◆ Given task: Every record should be written out exactly, with the pictures left out.

═══ Input records

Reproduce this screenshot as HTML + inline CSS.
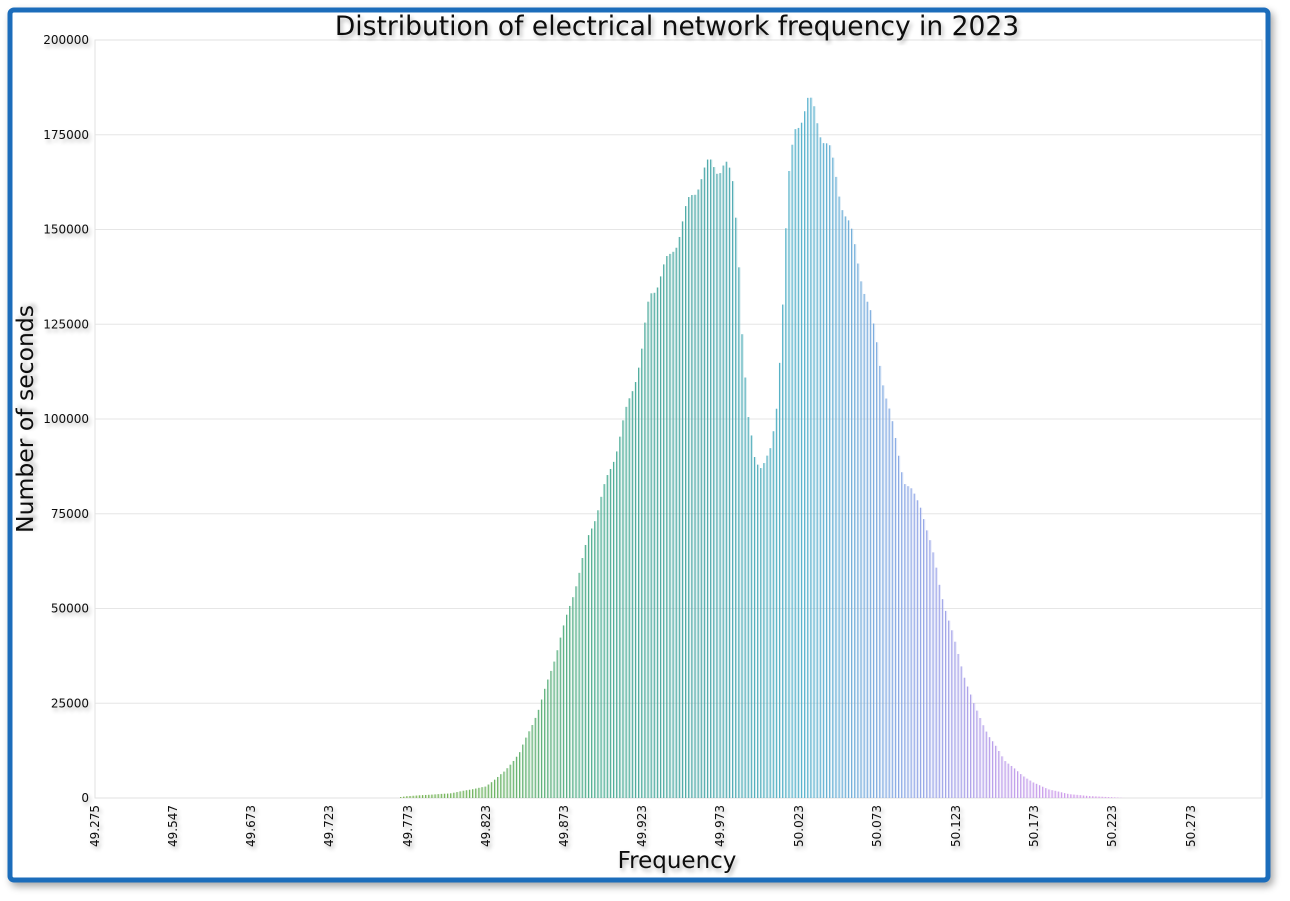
<!DOCTYPE html>
<html><head><meta charset="utf-8"><style>
html,body{margin:0;padding:0;background:#fff;width:1290px;height:901px;overflow:hidden}
svg{display:block}
text{font-family:"DejaVu Sans","Liberation Sans",sans-serif}
</style></head><body>
<svg id="s" width="1290" height="901" viewBox="0 0 1290 901" xmlns="http://www.w3.org/2000/svg">
<defs>
<filter id="sh" x="-5%" y="-5%" width="110%" height="110%"><feGaussianBlur in="SourceAlpha" stdDeviation="4"/><feOffset dx="3" dy="4"/><feComponentTransfer><feFuncA type="linear" slope="0.35"/></feComponentTransfer><feMerge><feMergeNode/><feMergeNode in="SourceGraphic"/></feMerge></filter>
<filter id="ts"><feGaussianBlur in="SourceAlpha" stdDeviation="2"/><feOffset dx="2" dy="3"/><feComponentTransfer><feFuncA type="linear" slope="0.3"/></feComponentTransfer><feMerge><feMergeNode/><feMergeNode in="SourceGraphic"/></feMerge></filter>
</defs>
<rect x="10" y="10" width="1258" height="870" rx="4" fill="#fff" stroke="#1a6dbb" stroke-width="5" filter="url(#sh)"/>
<g id="grid"></g>
<rect x="95" y="40" width="1167" height="758" fill="none" stroke="#e2e2e2" stroke-width="1"/>
<g id="bars"></g>
<line x1="95" y1="799" x2="1262" y2="799" stroke="#999" stroke-width="2" filter="url(#ts)"/>
<g id="lab" font-size="12" fill="#111" filter="url(#ts)"></g>
<text x="677" y="35" font-size="26.5" text-anchor="middle" fill="#111" filter="url(#ts)">Distribution of electrical network frequency in 2023</text>
<text x="677" y="868" font-size="23" text-anchor="middle" fill="#111" filter="url(#ts)">Frequency</text>
<text transform="translate(33,419) rotate(-90)" font-size="23.5" text-anchor="middle" fill="#111" filter="url(#ts)">Number of seconds</text>
</svg>
<script>
var NS="http://www.w3.org/2000/svg";
function el(t,a,p){var e=document.createElementNS(NS,t);for(var k in a)e.setAttribute(k,a[k]);if(p)p.appendChild(e);return e;}
var g=document.getElementById('grid'),lab=document.getElementById('lab'),bars=document.getElementById('bars');
function Y(v){return 798-v/200000*758;}
for(var i=0;i<=8;i++){var v=i*25000,y=Y(v);
 if(i>0&&i<8)el('line',{x1:95,x2:1262,y1:y,y2:y,stroke:'#e6e6e6','stroke-width':1},g);
 var t=el('text',{x:89,y:y+4,'text-anchor':'end'},lab);t.textContent=v;}
var ticks=[[95,"49.275"],[173,"49.547"],[251,"49.673"],[329,"49.723"],[408,"49.773"],[486,"49.823"],[564,"49.873"],[642,"49.923"],[720,"49.973"],[799,"50.023"],[877,"50.073"],[956,"50.123"],[1034,"50.173"],[1112,"50.223"],[1191,"50.273"]];
ticks.forEach(function(k){var t=el('text',{transform:'translate('+(k[0]+4)+',805) rotate(-90)','text-anchor':'end'},lab);t.textContent=k[1];});
var P=[[395,0],[408,500],[450,1200],[486,3000],[505,7000],[520,12000],[540,24000],[555,37000],[564,45000],[580,60000],[590,70000],[600,78000],[610,86000],[630,105000],[642,118000],[650,132000],[660,138000],[670,142000],[680,150000],[690,157000],[700,164000],[712,167000],[725,167000],[733,162000],[738,150000],[742,125000],[748,100000],[755,90000],[762,88000],[770,90000],[776,100000],[782,125000],[788,160000],[795,176000],[800,180000],[808,183000],[815,181000],[822,176000],[830,170000],[840,160000],[850,150000],[860,140000],[870,128000],[877,120000],[885,108000],[895,95000],[905,84000],[915,79000],[922,77000],[930,68000],[940,56000],[956,40000],[965,32000],[975,24000],[990,16000],[1005,10000],[1020,6500],[1034,4000],[1050,2200],[1070,1000],[1090,500],[1112,200],[1125,0]];
function val(x){for(var i=1;i<P.length;i++){if(x<=P[i][0]){var a=P[i-1],b=P[i];return a[1]+(b[1]-a[1])*(x-a[0])/(b[0]-a[0]);}}return 0;}
var C=[[400,[120,180,80]],[490,[110,180,100]],[600,[80,175,150]],[700,[80,170,170]],[800,[90,180,205]],[900,[140,170,230]],[1000,[190,160,235]],[1100,[215,155,235]]];
function col(x){if(x<=C[0][0])return C[0][1];for(var i=1;i<C.length;i++){if(x<=C[i][0]){var a=C[i-1],b=C[i],f=(x-a[0])/(b[0]-a[0]);return a[1].map(function(c,j){return Math.round(c+(b[1][j]-c)*f);});}}return C[C.length-1][1];}
var pitch=78.3/25;
for(var x=400;x<1130;x+=pitch){var v=val(x+1);if(v<=0)continue;
 v*=1+0.015*Math.sin(x*1.7);
 var y=Y(v),c=col(x),h=798-y;
 el('rect',{x:x.toFixed(2),y:y.toFixed(2),width:(pitch-0.9).toFixed(2),height:h.toFixed(2),fill:'rgba('+c+',0.28)'},bars);
 el('rect',{x:x.toFixed(2),y:y.toFixed(2),width:1.1,height:h.toFixed(2),fill:'rgb('+c+')'},bars);}
</script>
</body></html>
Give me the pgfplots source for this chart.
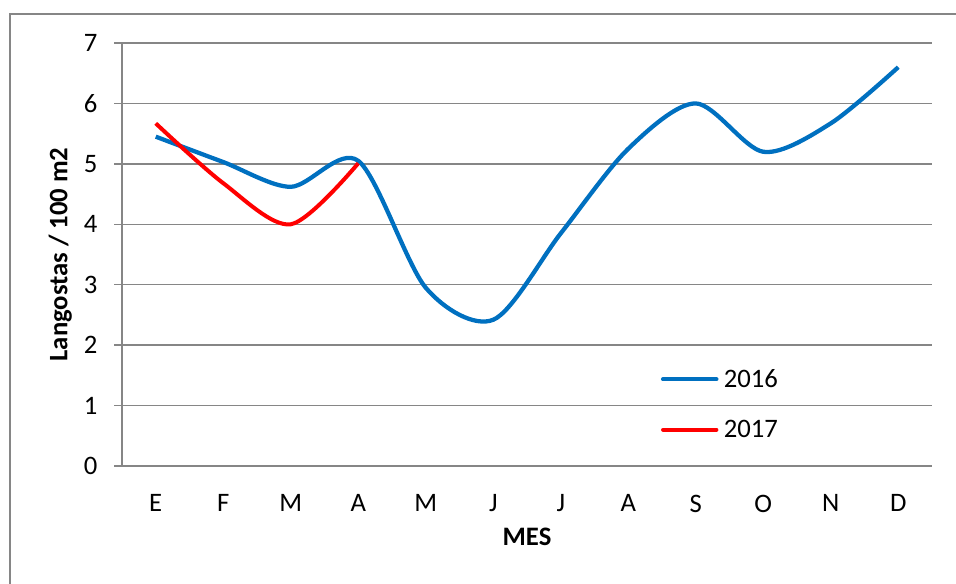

══════

◆ Result of this task:
Reproduce this screenshot as HTML + inline CSS.
<!DOCTYPE html>
<html><head><meta charset="utf-8"><style>
html,body{margin:0;padding:0;background:#fff;width:1290px;height:901px;overflow:hidden}
svg{display:block}
text{font-family:"DejaVu Sans","Liberation Sans",sans-serif}
</style></head><body>
<svg id="s" width="1290" height="901" viewBox="0 0 1290 901" xmlns="http://www.w3.org/2000/svg">
<defs>
<filter id="sh" x="-5%" y="-5%" width="110%" height="110%"><feGaussianBlur in="SourceAlpha" stdDeviation="4"/><feOffset dx="3" dy="4"/><feComponentTransfer><feFuncA type="linear" slope="0.35"/></feComponentTransfer><feMerge><feMergeNode/><feMergeNode in="SourceGraphic"/></feMerge></filter>
<filter id="ts"><feGaussianBlur in="SourceAlpha" stdDeviation="2"/><feOffset dx="2" dy="3"/><feComponentTransfer><feFuncA type="linear" slope="0.3"/></feComponentTransfer><feMerge><feMergeNode/><feMergeNode in="SourceGraphic"/></feMerge></filter>
</defs>
<rect x="10" y="10" width="1258" height="870" rx="4" fill="#fff" stroke="#1a6dbb" stroke-width="5" filter="url(#sh)"/>
<g id="grid"></g>
<rect x="95" y="40" width="1167" height="758" fill="none" stroke="#e2e2e2" stroke-width="1"/>
<g id="bars"></g>
<line x1="95" y1="799" x2="1262" y2="799" stroke="#999" stroke-width="2" filter="url(#ts)"/>
<g id="lab" font-size="12" fill="#111" filter="url(#ts)"></g>
<text x="677" y="35" font-size="26.5" text-anchor="middle" fill="#111" filter="url(#ts)">Distribution of electrical network frequency in 2023</text>
<text x="677" y="868" font-size="23" text-anchor="middle" fill="#111" filter="url(#ts)">Frequency</text>
<text transform="translate(33,419) rotate(-90)" font-size="23.5" text-anchor="middle" fill="#111" filter="url(#ts)">Number of seconds</text>
</svg>
<script>
var NS="http://www.w3.org/2000/svg";
function el(t,a,p){var e=document.createElementNS(NS,t);for(var k in a)e.setAttribute(k,a[k]);if(p)p.appendChild(e);return e;}
var g=document.getElementById('grid'),lab=document.getElementById('lab'),bars=document.getElementById('bars');
function Y(v){return 798-v/200000*758;}
for(var i=0;i<=8;i++){var v=i*25000,y=Y(v);
 if(i>0&&i<8)el('line',{x1:95,x2:1262,y1:y,y2:y,stroke:'#e6e6e6','stroke-width':1},g);
 var t=el('text',{x:89,y:y+4,'text-anchor':'end'},lab);t.textContent=v;}
var ticks=[[95,"49.275"],[173,"49.547"],[251,"49.673"],[329,"49.723"],[408,"49.773"],[486,"49.823"],[564,"49.873"],[642,"49.923"],[720,"49.973"],[799,"50.023"],[877,"50.073"],[956,"50.123"],[1034,"50.173"],[1112,"50.223"],[1191,"50.273"]];
ticks.forEach(function(k){var t=el('text',{transform:'translate('+(k[0]+4)+',805) rotate(-90)','text-anchor':'end'},lab);t.textContent=k[1];});
var P=[[395,0],[408,500],[450,1200],[486,3000],[505,7000],[520,12000],[540,24000],[555,37000],[564,45000],[580,60000],[590,70000],[600,78000],[610,86000],[630,105000],[642,118000],[650,132000],[660,138000],[670,142000],[680,150000],[690,157000],[700,164000],[712,167000],[725,167000],[733,162000],[738,150000],[742,125000],[748,100000],[755,90000],[762,88000],[770,90000],[776,100000],[782,125000],[788,160000],[795,176000],[800,180000],[808,183000],[815,181000],[822,176000],[830,170000],[840,160000],[850,150000],[860,140000],[870,128000],[877,120000],[885,108000],[895,95000],[905,84000],[915,79000],[922,77000],[930,68000],[940,56000],[956,40000],[965,32000],[975,24000],[990,16000],[1005,10000],[1020,6500],[1034,4000],[1050,2200],[1070,1000],[1090,500],[1112,200],[1125,0]];
function val(x){for(var i=1;i<P.length;i++){if(x<=P[i][0]){var a=P[i-1],b=P[i];return a[1]+(b[1]-a[1])*(x-a[0])/(b[0]-a[0]);}}return 0;}
var C=[[400,[120,180,80]],[490,[110,180,100]],[600,[80,175,150]],[700,[80,170,170]],[800,[90,180,205]],[900,[140,170,230]],[1000,[190,160,235]],[1100,[215,155,235]]];
function col(x){if(x<=C[0][0])return C[0][1];for(var i=1;i<C.length;i++){if(x<=C[i][0]){var a=C[i-1],b=C[i],f=(x-a[0])/(b[0]-a[0]);return a[1].map(function(c,j){return Math.round(c+(b[1][j]-c)*f);});}}return C[C.length-1][1];}
var pitch=78.3/25;
for(var x=400;x<1130;x+=pitch){var v=val(x+1);if(v<=0)continue;
 v*=1+0.015*Math.sin(x*1.7);
 var y=Y(v),c=col(x),h=798-y;
 el('rect',{x:x.toFixed(2),y:y.toFixed(2),width:(pitch-0.9).toFixed(2),height:h.toFixed(2),fill:'rgba('+c+',0.28)'},bars);
 el('rect',{x:x.toFixed(2),y:y.toFixed(2),width:1.1,height:h.toFixed(2),fill:'rgb('+c+')'},bars);}
</script>
</body></html>
Give me the pgfplots source for this chart.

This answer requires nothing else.